Comment 12 Silvia Pfeiffer 2013-02-16 01:39:36 UTC
(In reply to comment #8)
> It could be made more technically complete as follows:
> - Introduce a requirement that CDMs be downloadable and executable in a
> sandbox
> -- Possible sandboxes might be JVM, .Net, NaCl, etc. Rather than require one 
>    particular sandbox, implement a registry of sandbox IDs, and some way to
>    request a particular version of that sandbox (e.g. Java version >= 7)
> -- Have an XML manifest for the CDM that declares:
> ---- CDM identity and revision number
> ---- what sandbox it uses and what revision
> ---- URL from which it can be downloaded
> ---- list of native OS services it requires, if any
> ------ this list may be platform-specific, e.g. Windows API X from Y.dll
>        Linux function X from Y.so. Define a naming scheme that works for
>        common platforms, e.g. win32:dllname:exportname,
> linux:dllname:exportname
>        make it extensible to support further platforms
> ------ a sandbox specific API to invoke those native services. This could be
>        e.g. P/Invoke under .NET, JNA under Java, etc.
> ---- UA or sandbox must verify the CDM, either before executing it or while 
>      executing it, to ensure it only uses the declared native services. How
> the
>      UA or sandbox should do so would be sandbox-specific.
> 
> With this design, it should be possible for a CDM to work with multiple UAs
> or
> even multiple platforms. Of course, there are no guarantees - the CDM could
> always detect the UA or platform and refuse to run - but it means that
> building
> a UA or platform restricted CDM becomes more of a conscious decision and
> less of
> an accident.


This looks like a start to the CDM API that Robert O'Callahan is referring to in http://lists.w3.org/Archives/Public/public-html-admin/2013Feb/0194.html and that seems to be able to take EME on a path that makes it acceptable to all browsers. I would not dismiss this suggestion out of hand but use it for motivation to discuss such an API in the Media Subgroup.
Comment 13 Henri Sivonen 2013-02-18 06:52:38 UTC
(In reply to comment #8)
> -- Possible sandboxes might be JVM, .Net, NaCl, etc.

See bug 20992 comment 2.
Comment 14 Adrian Bateman [MSFT] 2013-02-26 16:01:29 UTC
Making dependent on bug 20944, bug 20960, bug 20961 as agreed in the telcon.

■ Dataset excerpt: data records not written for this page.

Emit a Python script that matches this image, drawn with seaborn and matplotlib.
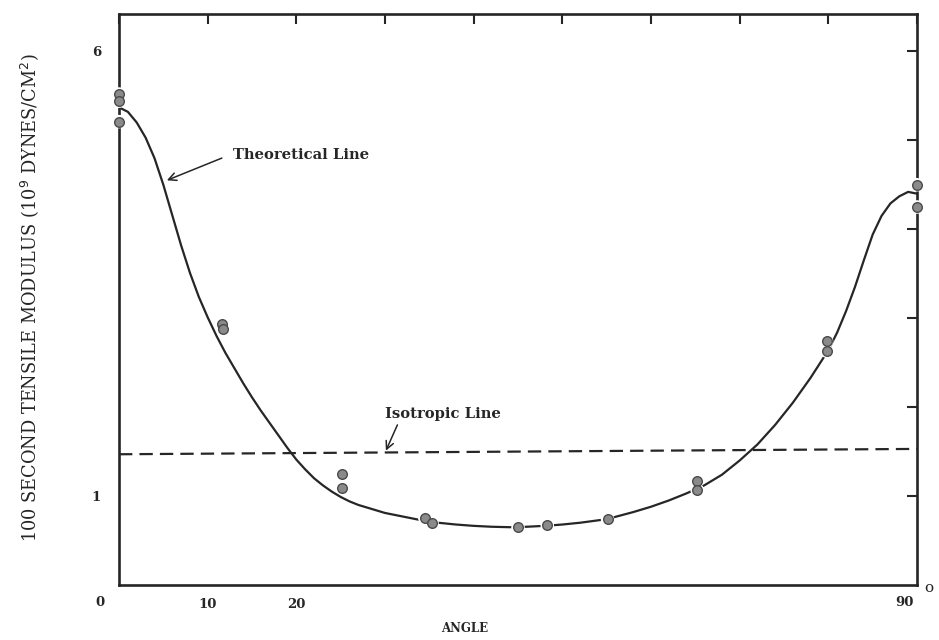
import matplotlib
matplotlib.use("Agg")
import matplotlib.pyplot as plt
import seaborn as sns
import pandas as pd

# ---- data ----
curve_angle = [0, 1, 2, 3, 4, 5, 6, 7, 8, 9, 10, 11, 12, 13, 14, 15, 16, 17, 18,
               19, 20, 21, 22, 23, 24, 25, 26, 27, 28, 29, 30, 32, 34, 36, 38,
               40, 42, 44, 46, 48, 50, 52, 55, 58, 60, 62, 64, 66, 68, 70, 72,
               74, 76, 78, 80, 81, 82, 83, 84, 85, 86, 87, 88, 89, 90]
curve_modulus = [5.37, 5.32, 5.20, 5.03, 4.80, 4.50, 4.16, 3.82, 3.51, 3.24,
                 3.01, 2.80, 2.61, 2.44, 2.27, 2.11, 1.96, 1.82, 1.68, 1.54,
                 1.41, 1.30, 1.20, 1.12, 1.05, 0.99, 0.94, 0.90, 0.87, 0.84,
                 0.81, 0.77, 0.73, 0.70, 0.68, 0.665, 0.655, 0.65, 0.655,
                 0.665, 0.68, 0.70, 0.74, 0.82, 0.88, 0.95, 1.03, 1.12, 1.24,
                 1.40, 1.58, 1.80, 2.05, 2.33, 2.64, 2.84, 3.08, 3.35, 3.65,
                 3.94, 4.15, 4.29, 4.37, 4.42, 4.40]

iso_angle = [0, 90]
iso_modulus = [1.47, 1.53]

obs_angle = [0, 0, 0, 11.6, 11.7, 25.2, 25.2, 34.5, 35.3, 45.0, 48.3, 55.1,
             65.2, 65.2, 79.8, 79.8, 90, 90]
obs_modulus = [5.52, 5.44, 5.21, 2.93, 2.88, 1.25, 1.09, 0.75, 0.70, 0.65, 0.67,
               0.74, 1.17, 1.07, 2.74, 2.63, 4.50, 4.25]

x_ticks = [0, 10, 20, 30, 40, 50, 60, 70, 80, 90]
x_ticklabels = ["", "10", "20", "", "", "", "", "", "", ""]
y_ticks = [1, 2, 3, 4, 5, 6]
y_ticklabels = ["1", "", "", "", "", "6"]

sns.set_style("white")
plt.rcParams["font.family"] = ["DejaVu Serif"]

curve_df = pd.DataFrame({"angle": curve_angle, "modulus": curve_modulus})
iso_df = pd.DataFrame({"angle": iso_angle, "modulus": iso_modulus})
obs_df = pd.DataFrame({"angle": obs_angle, "modulus": obs_modulus})

fig = plt.figure(figsize=(9.39, 6.4), dpi=100)
ax = fig.add_axes([119 / 939, 1 - 585 / 640, 798 / 939, 571 / 640])

ink = "#262626"
sns.lineplot(data=curve_df, x="angle", y="modulus", ax=ax, color=ink,
             linewidth=1.6, sort=False, zorder=2)
sns.lineplot(data=iso_df, x="angle", y="modulus", ax=ax, color=ink,
             linewidth=1.6, zorder=2)
ax.lines[-1].set_dashes([6, 3.2])

# white halos that break lines/spines around the points
sns.scatterplot(data=obs_df, x="angle", y="modulus", ax=ax, s=95,
                color="white", edgecolor="none", zorder=4, clip_on=False)
sns.scatterplot(data=obs_df, x="angle", y="modulus", ax=ax, s=48,
                color="#8a8a8a", edgecolor="#4a4a4a", linewidth=1.0,
                zorder=5, clip_on=False)

ax.set_xlim(0, 90)
ax.set_ylim(0, 6.42)
ax.set_xticks(x_ticks)
ax.set_xticklabels(x_ticklabels, fontsize=9.5, fontweight="bold", color=ink)
ax.set_yticks(y_ticks)
ax.set_yticklabels(y_ticklabels, fontsize=9.5, fontweight="bold", color=ink)
ax.tick_params(axis="both", direction="in", length=7, width=1.5, color=ink,
               top=True, right=True)
ax.tick_params(axis="x", pad=9)
ax.tick_params(axis="y", pad=13)
for sp in ax.spines.values():
    sp.set_linewidth(1.9)
    sp.set_color(ink)
    sp.set_zorder(3)
ax.set_xlabel("")
ax.set_ylabel("")

# extra axis texts
fig.text(100 / 939, 1 - 603 / 640, "0", ha="center", va="center",
         fontsize=9.5, fontweight="bold", color=ink)
fig.text(904 / 939, 1 - 603 / 640, "90", ha="center", va="center",
         fontsize=9.5, fontweight="bold", color=ink)
fig.text(929 / 939, 1 - 588 / 640, "o", ha="center", va="center",
         fontsize=11, color=ink)
fig.text(465 / 939, 1 - 628 / 640, "ANGLE", ha="center", va="center",
         fontsize=8.5, fontweight="bold", color=ink)
fig.text(30 / 939, 1 - 298 / 640,
         "100 SECOND TENSILE MODULUS (10$^{9}$ DYNES/CM$^{2}$)",
         ha="center", va="center", rotation=90, fontsize=12.8, color=ink)

# annotations
ax.text(12.9, 4.84, "Theoretical Line", ha="left", va="center",
        fontsize=10.6, fontweight="bold", color=ink)
ax.annotate("", xy=(5.4, 4.55), xytext=(11.6, 4.80),
            arrowprops=dict(arrowstyle="->", lw=1.1, color=ink,
                            shrinkA=0, shrinkB=0, mutation_scale=14))
ax.text(30.0, 1.92, "Isotropic Line", ha="left", va="center",
        fontsize=10.6, fontweight="bold", color=ink)
ax.annotate("", xy=(30.1, 1.51), xytext=(31.4, 1.80),
            arrowprops=dict(arrowstyle="->", lw=1.1, color=ink,
                            shrinkA=0, shrinkB=0, mutation_scale=14))

fig.savefig("out.png", dpi=100, facecolor="white")
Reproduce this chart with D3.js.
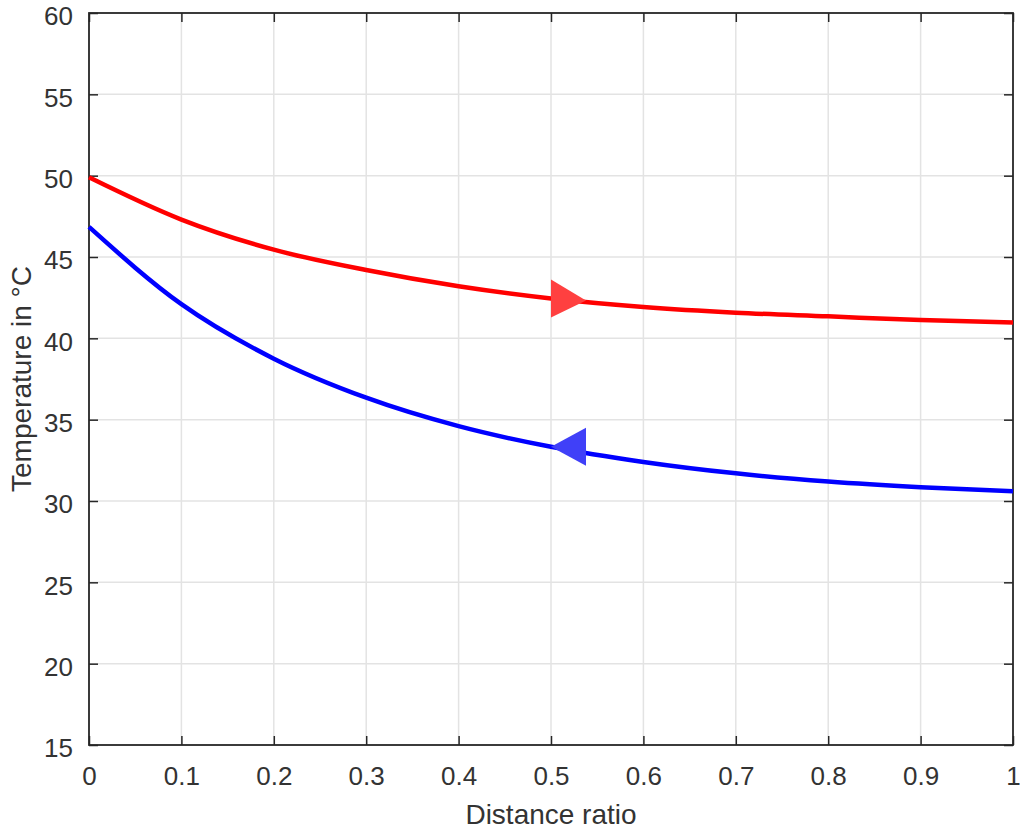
<!DOCTYPE html>
<html>
<head>
<meta charset="utf-8">
<script src="https://cdn.jsdelivr.net/npm/d3@7"></script>
<style>
  body { margin: 0; background: #fff; }
  svg { font-family: "Liberation Sans", Arial, sans-serif; }
</style>
</head>
<body>
<script>
// distance ratio samples
const ratios = [0, 0.1, 0.2, 0.3, 0.4, 0.5, 0.6, 0.7, 0.8, 0.9, 1.0];
// hot side (red) and cold side (blue) temperatures in °C
const hotTemps = [49.9, 47.3, 45.45, 44.2, 43.2, 42.45, 41.93, 41.58, 41.35, 41.12, 40.97];
const coldTemps = [46.85, 42.1, 38.75, 36.35, 34.6, 33.33, 32.4, 31.7, 31.2, 30.85, 30.6];
// flow direction arrows: at ratio 0.5, +1 = right, -1 = left
const arrowRatios = [0.5, 0.5];
const arrowDirs = [1, -1];

const xTicks = [0, 0.1, 0.2, 0.3, 0.4, 0.5, 0.6, 0.7, 0.8, 0.9, 1];
const yTicks = [15, 20, 25, 30, 35, 40, 45, 50, 55, 60];

const width = 1020, height = 830;
const margin = {top: 13, right: 7, bottom: 85, left: 89};

const svg = d3.select('body')
    .append('svg')
    .attr('width', width)
    .attr('height', height);

const x = d3.scaleLinear()
    .domain([0, 1])
    .range([margin.left, width - margin.right]);

const y = d3.scaleLinear()
    .domain([15, 60])
    .range([height - margin.bottom, margin.top]);

// grid
svg.append('g')
    .selectAll('line')
    .data(xTicks.slice(1, -1))
    .join('line')
    .attr('x1', d => x(d)).attr('x2', d => x(d))
    .attr('y1', y(15)).attr('y2', y(60))
    .attr('stroke', '#e3e3e3')
    .attr('stroke-width', 1.5);

svg.append('g')
    .selectAll('line')
    .data(yTicks.slice(1, -1))
    .join('line')
    .attr('x1', x(0)).attr('x2', x(1))
    .attr('y1', d => y(d)).attr('y2', d => y(d))
    .attr('stroke', '#e3e3e3')
    .attr('stroke-width', 1.5);

// axes with inward ticks, on all four sides
const tickLen = 9;
const axisColor = '#262626';
const fmt = d => d3.format('~g')(d);

function styleAxis(g) {
    g.select('.domain').remove();
    g.selectAll('.tick line').attr('stroke', axisColor).attr('stroke-width', 1.5);
    g.selectAll('.tick text')
        .attr('fill', '#333')
        .style('font-size', '26px');
}

svg.append('g')
    .attr('transform', `translate(0,${y(15)})`)
    .call(d3.axisBottom(x).tickValues(xTicks).tickFormat(fmt).tickSizeInner(-tickLen).tickSizeOuter(0).tickPadding(22))
    .call(styleAxis);

svg.append('g')
    .attr('transform', `translate(0,${y(60)})`)
    .call(d3.axisTop(x).tickValues(xTicks).tickFormat('').tickSizeInner(-tickLen).tickSizeOuter(0))
    .call(styleAxis);

svg.append('g')
    .attr('transform', `translate(${x(0)},0)`)
    .call(d3.axisLeft(y).tickValues(yTicks).tickFormat(fmt).tickSizeInner(-tickLen).tickSizeOuter(0).tickPadding(16))
    .call(styleAxis)
    .selectAll('.tick text').attr('dy', '0.45em');

svg.append('g')
    .attr('transform', `translate(${x(1)},0)`)
    .call(d3.axisRight(y).tickValues(yTicks).tickFormat('').tickSizeInner(-tickLen).tickSizeOuter(0))
    .call(styleAxis);

// box
svg.append('rect')
    .attr('x', x(0)).attr('y', y(60))
    .attr('width', x(1) - x(0)).attr('height', y(15) - y(60))
    .attr('fill', 'none')
    .attr('stroke', axisColor)
    .attr('stroke-width', 1.8);

// curves
const line = d3.line()
    .x((d, i) => x(ratios[i]))
    .y(d => y(d))
    .curve(d3.curveMonotoneX);

const series = [
    {values: hotTemps, color: '#ff0000', arrow: '#ff4040'},
    {values: coldTemps, color: '#0000ff', arrow: '#4040f8'}
];

series.forEach(s => {
    svg.append('path')
        .datum(s.values)
        .attr('fill', 'none')
        .attr('stroke', s.color)
        .attr('stroke-width', 4.5)
        .attr('d', line);
});

// arrows: horizontal triangles, base or tip at ratio 0.5 on the curve
const interp = (vals, r) => {
    const i = Math.min(Math.floor(r * 10), 9);
    const t = r * 10 - i;
    return vals[i] + (vals[i + 1] - vals[i]) * t;
};
const arrowLen = 35, arrowHalf = 19;

series.forEach((s, k) => {
    const px = x(arrowRatios[k]);
    const py = y(interp(s.values, arrowRatios[k]));
    let pts;
    if (arrowDirs[k] > 0) {
        pts = [[px, py - arrowHalf], [px, py + arrowHalf], [px + arrowLen, py + 2]];
    } else {
        pts = [[px, py], [px + arrowLen, py - arrowHalf], [px + arrowLen, py + arrowHalf]];
    }
    svg.append('path')
        .attr('d', d3.line()(pts) + 'Z')
        .attr('fill', s.arrow);
});

// axis labels
svg.append('text')
    .attr('x', (x(0) + x(1)) / 2)
    .attr('y', 824)
    .attr('text-anchor', 'middle')
    .attr('fill', '#333')
    .style('font-size', '28px')
    .text('Distance ratio');

svg.append('text')
    .attr('transform', `translate(31,${(y(15) + y(60)) / 2}) rotate(-90)`)
    .attr('text-anchor', 'middle')
    .attr('fill', '#333')
    .style('font-size', '28px')
    .text('Temperature in °C');
</script>
</body>
</html>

A bug that says a spec is "technically incomplete" is the wrong level of granularity to report issues.
http://www.w3.org/2013/02/19-html-media-minutes.html
Comment 15 Paul Cotton 2013-04-30 22:09:34 UTC
I am marking this bug a RESOLVED NEEDSINFO again.  

The EME Editors and Media TF have indicated several times that they cannot act on this bug without detailed technical recommendations being made.

The Media TF discussed this bug again today and I agreed to mark this bug as NEEDSINFO.
http://www.w3.org/2013/04/30-html-media-minutes.html

Please do not re-open this bug again without providing a detailed description of what is incomplete and at least some sort of suggestion on how this can be dealt with.